** Start of Exercise material **

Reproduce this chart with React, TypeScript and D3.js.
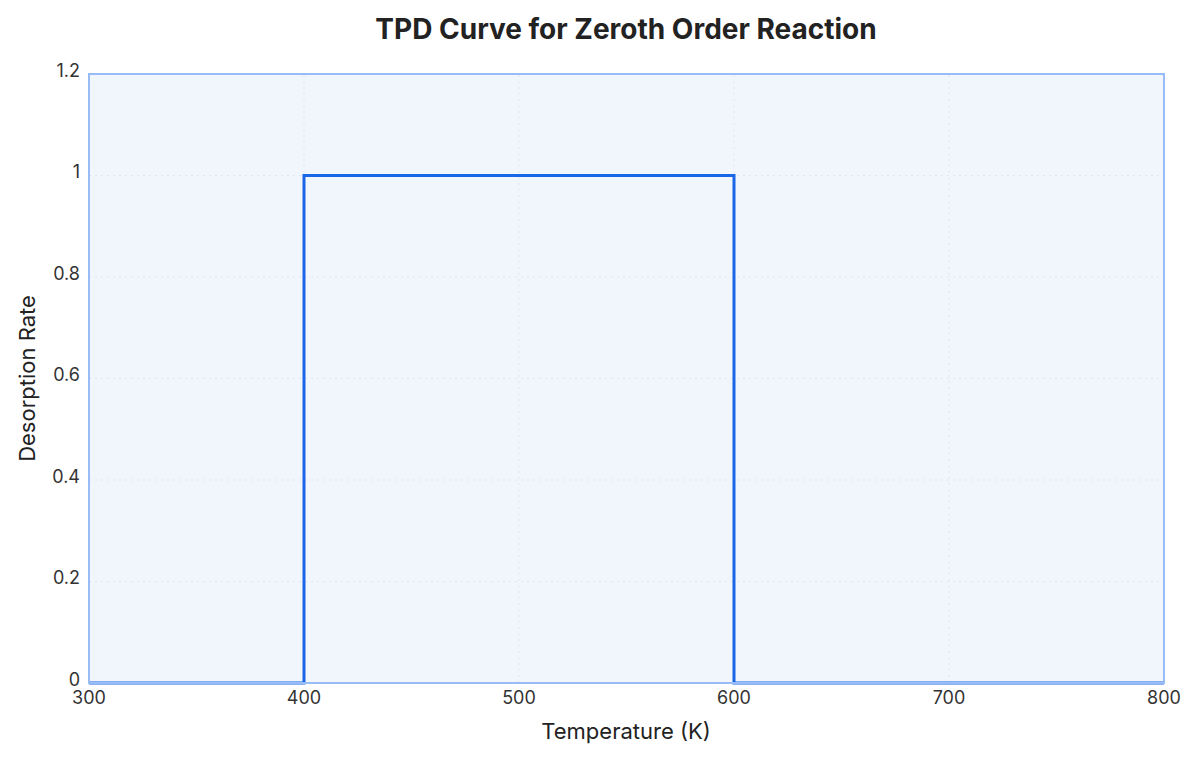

** End of Exercise material **
** Start of Exercise material **

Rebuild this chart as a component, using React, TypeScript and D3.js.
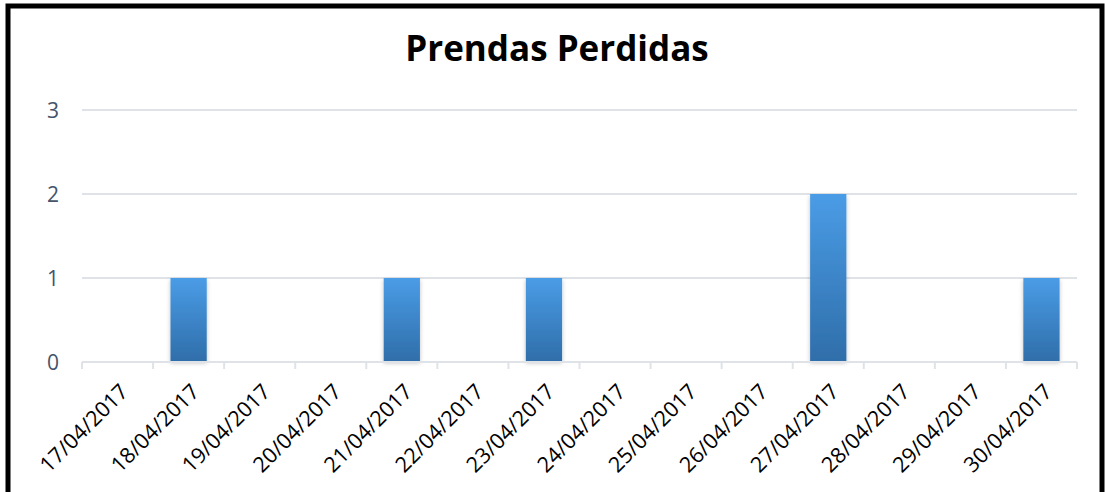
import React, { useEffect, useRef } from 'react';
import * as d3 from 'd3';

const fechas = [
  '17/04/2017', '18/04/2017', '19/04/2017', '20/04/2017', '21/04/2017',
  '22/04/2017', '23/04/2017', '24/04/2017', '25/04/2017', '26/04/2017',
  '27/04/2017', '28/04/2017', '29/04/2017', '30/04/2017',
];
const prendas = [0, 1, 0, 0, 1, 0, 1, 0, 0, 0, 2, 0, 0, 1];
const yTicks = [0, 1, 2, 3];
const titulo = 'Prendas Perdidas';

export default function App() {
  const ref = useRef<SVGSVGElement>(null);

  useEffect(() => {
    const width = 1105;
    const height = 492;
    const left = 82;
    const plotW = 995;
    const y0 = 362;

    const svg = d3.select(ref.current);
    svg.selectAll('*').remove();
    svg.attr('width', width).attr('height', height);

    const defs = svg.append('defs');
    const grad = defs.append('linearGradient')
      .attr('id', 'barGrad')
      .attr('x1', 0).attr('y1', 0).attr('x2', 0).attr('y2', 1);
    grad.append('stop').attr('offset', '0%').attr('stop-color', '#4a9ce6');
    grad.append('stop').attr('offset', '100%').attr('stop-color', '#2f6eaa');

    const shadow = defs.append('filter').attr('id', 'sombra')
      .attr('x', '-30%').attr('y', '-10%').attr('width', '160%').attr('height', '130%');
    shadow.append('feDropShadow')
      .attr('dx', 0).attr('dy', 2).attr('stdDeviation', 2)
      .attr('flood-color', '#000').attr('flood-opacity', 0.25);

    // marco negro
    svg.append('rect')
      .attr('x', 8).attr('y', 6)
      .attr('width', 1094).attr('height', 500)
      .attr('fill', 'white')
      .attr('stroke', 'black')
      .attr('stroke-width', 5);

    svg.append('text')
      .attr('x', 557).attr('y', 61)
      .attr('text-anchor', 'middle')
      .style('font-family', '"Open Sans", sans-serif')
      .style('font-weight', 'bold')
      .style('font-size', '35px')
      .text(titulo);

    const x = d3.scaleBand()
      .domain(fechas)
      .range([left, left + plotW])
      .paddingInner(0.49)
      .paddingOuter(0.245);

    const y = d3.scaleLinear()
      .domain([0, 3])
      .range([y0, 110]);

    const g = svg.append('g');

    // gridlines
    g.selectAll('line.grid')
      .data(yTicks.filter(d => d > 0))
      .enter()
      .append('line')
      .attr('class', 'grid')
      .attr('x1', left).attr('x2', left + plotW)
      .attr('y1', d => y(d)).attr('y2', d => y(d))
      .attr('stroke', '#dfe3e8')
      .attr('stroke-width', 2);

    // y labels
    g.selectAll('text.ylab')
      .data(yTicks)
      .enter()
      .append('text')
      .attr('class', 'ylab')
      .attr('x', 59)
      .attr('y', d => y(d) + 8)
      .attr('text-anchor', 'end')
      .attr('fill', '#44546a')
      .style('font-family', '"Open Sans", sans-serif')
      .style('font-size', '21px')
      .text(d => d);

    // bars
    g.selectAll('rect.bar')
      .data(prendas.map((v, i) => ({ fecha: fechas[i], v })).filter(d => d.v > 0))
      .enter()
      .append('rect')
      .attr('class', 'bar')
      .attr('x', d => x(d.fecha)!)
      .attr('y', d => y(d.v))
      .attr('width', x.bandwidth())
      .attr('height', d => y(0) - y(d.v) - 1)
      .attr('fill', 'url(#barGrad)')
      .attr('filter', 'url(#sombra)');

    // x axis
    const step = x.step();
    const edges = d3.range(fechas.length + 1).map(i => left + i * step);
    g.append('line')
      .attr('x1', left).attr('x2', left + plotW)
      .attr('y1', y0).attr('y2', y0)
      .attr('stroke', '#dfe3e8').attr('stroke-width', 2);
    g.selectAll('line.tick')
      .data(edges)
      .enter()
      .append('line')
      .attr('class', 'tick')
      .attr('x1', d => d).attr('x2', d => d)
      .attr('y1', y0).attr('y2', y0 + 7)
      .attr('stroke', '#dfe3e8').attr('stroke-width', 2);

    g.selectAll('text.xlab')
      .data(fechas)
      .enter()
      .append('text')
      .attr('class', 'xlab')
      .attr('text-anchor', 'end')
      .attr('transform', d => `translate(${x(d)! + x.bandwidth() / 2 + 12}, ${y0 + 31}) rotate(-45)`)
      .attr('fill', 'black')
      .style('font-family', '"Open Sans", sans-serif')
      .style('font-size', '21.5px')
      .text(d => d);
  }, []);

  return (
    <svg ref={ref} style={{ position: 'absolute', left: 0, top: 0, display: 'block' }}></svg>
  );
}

** End of Exercise material **

What lines above run from the one with "Rebuild this chart" to the one with "const g = svg.append('g');"? Give them again exactly, ends included, and leave the pictures out.

▸ **Expected answer**
Rebuild this chart as a component, using React, TypeScript and D3.js.
import React, { useEffect, useRef } from 'react';
import * as d3 from 'd3';

const fechas = [
  '17/04/2017', '18/04/2017', '19/04/2017', '20/04/2017', '21/04/2017',
  '22/04/2017', '23/04/2017', '24/04/2017', '25/04/2017', '26/04/2017',
  '27/04/2017', '28/04/2017', '29/04/2017', '30/04/2017',
];
const prendas = [0, 1, 0, 0, 1, 0, 1, 0, 0, 0, 2, 0, 0, 1];
const yTicks = [0, 1, 2, 3];
const titulo = 'Prendas Perdidas';

export default function App() {
  const ref = useRef<SVGSVGElement>(null);

  useEffect(() => {
    const width = 1105;
    const height = 492;
    const left = 82;
    const plotW = 995;
    const y0 = 362;

    const svg = d3.select(ref.current);
    svg.selectAll('*').remove();
    svg.attr('width', width).attr('height', height);

    const defs = svg.append('defs');
    const grad = defs.append('linearGradient')
      .attr('id', 'barGrad')
      .attr('x1', 0).attr('y1', 0).attr('x2', 0).attr('y2', 1);
    grad.append('stop').attr('offset', '0%').attr('stop-color', '#4a9ce6');
    grad.append('stop').attr('offset', '100%').attr('stop-color', '#2f6eaa');

    const shadow = defs.append('filter').attr('id', 'sombra')
      .attr('x', '-30%').attr('y', '-10%').attr('width', '160%').attr('height', '130%');
    shadow.append('feDropShadow')
      .attr('dx', 0).attr('dy', 2).attr('stdDeviation', 2)
      .attr('flood-color', '#000').attr('flood-opacity', 0.25);

    // marco negro
    svg.append('rect')
      .attr('x', 8).attr('y', 6)
      .attr('width', 1094).attr('height', 500)
      .attr('fill', 'white')
      .attr('stroke', 'black')
      .attr('stroke-width', 5);

    svg.append('text')
      .attr('x', 557).attr('y', 61)
      .attr('text-anchor', 'middle')
      .style('font-family', '"Open Sans", sans-serif')
      .style('font-weight', 'bold')
      .style('font-size', '35px')
      .text(titulo);

    const x = d3.scaleBand()
      .domain(fechas)
      .range([left, left + plotW])
      .paddingInner(0.49)
      .paddingOuter(0.245);

    const y = d3.scaleLinear()
      .domain([0, 3])
      .range([y0, 110]);

    const g = svg.append('g');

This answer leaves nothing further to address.